**Exercise aim:**
Transcribe everything in the data word for word. Pictures are left out.
#### Collected data ####
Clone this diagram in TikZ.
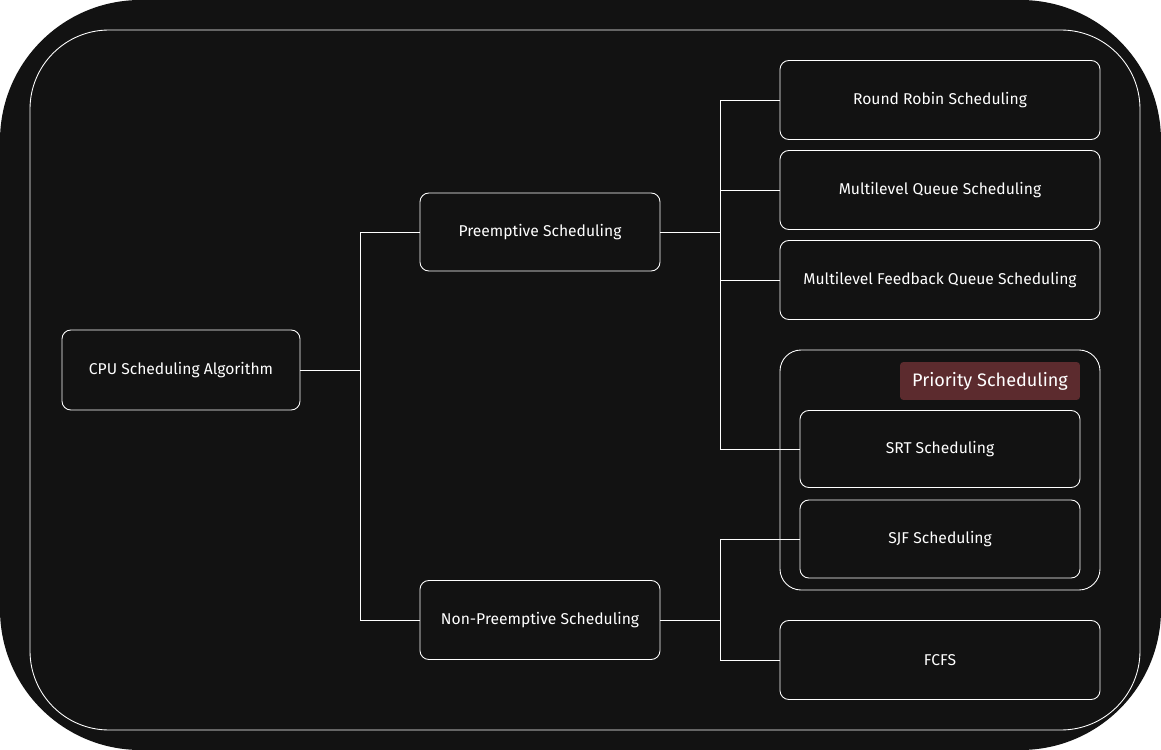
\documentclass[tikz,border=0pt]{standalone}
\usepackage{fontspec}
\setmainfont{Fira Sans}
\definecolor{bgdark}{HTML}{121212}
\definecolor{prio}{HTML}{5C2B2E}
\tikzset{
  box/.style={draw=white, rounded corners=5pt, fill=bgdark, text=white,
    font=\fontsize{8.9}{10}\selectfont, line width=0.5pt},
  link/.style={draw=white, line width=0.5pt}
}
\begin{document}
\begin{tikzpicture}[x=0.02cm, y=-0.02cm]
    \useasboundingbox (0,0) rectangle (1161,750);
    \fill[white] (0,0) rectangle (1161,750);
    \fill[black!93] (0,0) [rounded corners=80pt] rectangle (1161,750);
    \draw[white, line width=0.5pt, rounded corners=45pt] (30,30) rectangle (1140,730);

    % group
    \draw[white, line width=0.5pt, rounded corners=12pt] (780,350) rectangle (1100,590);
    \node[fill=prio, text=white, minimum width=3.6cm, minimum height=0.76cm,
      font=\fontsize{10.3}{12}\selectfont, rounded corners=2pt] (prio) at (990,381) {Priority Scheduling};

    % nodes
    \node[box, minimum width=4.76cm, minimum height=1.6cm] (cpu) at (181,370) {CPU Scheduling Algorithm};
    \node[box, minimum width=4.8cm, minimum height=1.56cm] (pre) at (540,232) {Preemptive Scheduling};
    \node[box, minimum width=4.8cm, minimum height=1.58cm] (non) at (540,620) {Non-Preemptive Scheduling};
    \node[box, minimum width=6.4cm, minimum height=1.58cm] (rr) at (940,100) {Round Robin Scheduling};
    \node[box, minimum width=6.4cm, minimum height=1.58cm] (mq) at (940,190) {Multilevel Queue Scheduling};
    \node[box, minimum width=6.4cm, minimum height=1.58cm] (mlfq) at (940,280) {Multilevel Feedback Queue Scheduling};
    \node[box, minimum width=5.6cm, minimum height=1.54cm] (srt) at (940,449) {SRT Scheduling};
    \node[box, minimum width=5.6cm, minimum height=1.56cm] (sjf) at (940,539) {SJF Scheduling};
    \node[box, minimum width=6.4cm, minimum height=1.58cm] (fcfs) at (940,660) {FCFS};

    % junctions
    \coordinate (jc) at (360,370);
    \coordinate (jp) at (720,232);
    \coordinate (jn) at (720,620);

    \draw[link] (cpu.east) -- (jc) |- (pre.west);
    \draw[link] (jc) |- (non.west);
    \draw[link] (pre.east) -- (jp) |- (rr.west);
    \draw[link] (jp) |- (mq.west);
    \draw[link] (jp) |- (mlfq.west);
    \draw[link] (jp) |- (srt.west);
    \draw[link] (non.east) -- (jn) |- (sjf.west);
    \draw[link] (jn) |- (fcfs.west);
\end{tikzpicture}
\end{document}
####
**Exercise solution:**
Clone this diagram in TikZ.
\documentclass[tikz,border=0pt]{standalone}
\usepackage{fontspec}
\setmainfont{Fira Sans}
\definecolor{bgdark}{HTML}{121212}
\definecolor{prio}{HTML}{5C2B2E}
\tikzset{
  box/.style={draw=white, rounded corners=5pt, fill=bgdark, text=white,
    font=\fontsize{8.9}{10}\selectfont, line width=0.5pt},
  link/.style={draw=white, line width=0.5pt}
}
\begin{document}
\begin{tikzpicture}[x=0.02cm, y=-0.02cm]
    \useasboundingbox (0,0) rectangle (1161,750);
    \fill[white] (0,0) rectangle (1161,750);
    \fill[black!93] (0,0) [rounded corners=80pt] rectangle (1161,750);
    \draw[white, line width=0.5pt, rounded corners=45pt] (30,30) rectangle (1140,730);

    % group
    \draw[white, line width=0.5pt, rounded corners=12pt] (780,350) rectangle (1100,590);
    \node[fill=prio, text=white, minimum width=3.6cm, minimum height=0.76cm,
      font=\fontsize{10.3}{12}\selectfont, rounded corners=2pt] (prio) at (990,381) {Priority Scheduling};

    % nodes
    \node[box, minimum width=4.76cm, minimum height=1.6cm] (cpu) at (181,370) {CPU Scheduling Algorithm};
    \node[box, minimum width=4.8cm, minimum height=1.56cm] (pre) at (540,232) {Preemptive Scheduling};
    \node[box, minimum width=4.8cm, minimum height=1.58cm] (non) at (540,620) {Non-Preemptive Scheduling};
    \node[box, minimum width=6.4cm, minimum height=1.58cm] (rr) at (940,100) {Round Robin Scheduling};
    \node[box, minimum width=6.4cm, minimum height=1.58cm] (mq) at (940,190) {Multilevel Queue Scheduling};
    \node[box, minimum width=6.4cm, minimum height=1.58cm] (mlfq) at (940,280) {Multilevel Feedback Queue Scheduling};
    \node[box, minimum width=5.6cm, minimum height=1.54cm] (srt) at (940,449) {SRT Scheduling};
    \node[box, minimum width=5.6cm, minimum height=1.56cm] (sjf) at (940,539) {SJF Scheduling};
    \node[box, minimum width=6.4cm, minimum height=1.58cm] (fcfs) at (940,660) {FCFS};

    % junctions
    \coordinate (jc) at (360,370);
    \coordinate (jp) at (720,232);
    \coordinate (jn) at (720,620);

    \draw[link] (cpu.east) -- (jc) |- (pre.west);
    \draw[link] (jc) |- (non.west);
    \draw[link] (pre.east) -- (jp) |- (rr.west);
    \draw[link] (jp) |- (mq.west);
    \draw[link] (jp) |- (mlfq.west);
    \draw[link] (jp) |- (srt.west);
    \draw[link] (non.east) -- (jn) |- (sjf.west);
    \draw[link] (jn) |- (fcfs.west);
\end{tikzpicture}
\end{document}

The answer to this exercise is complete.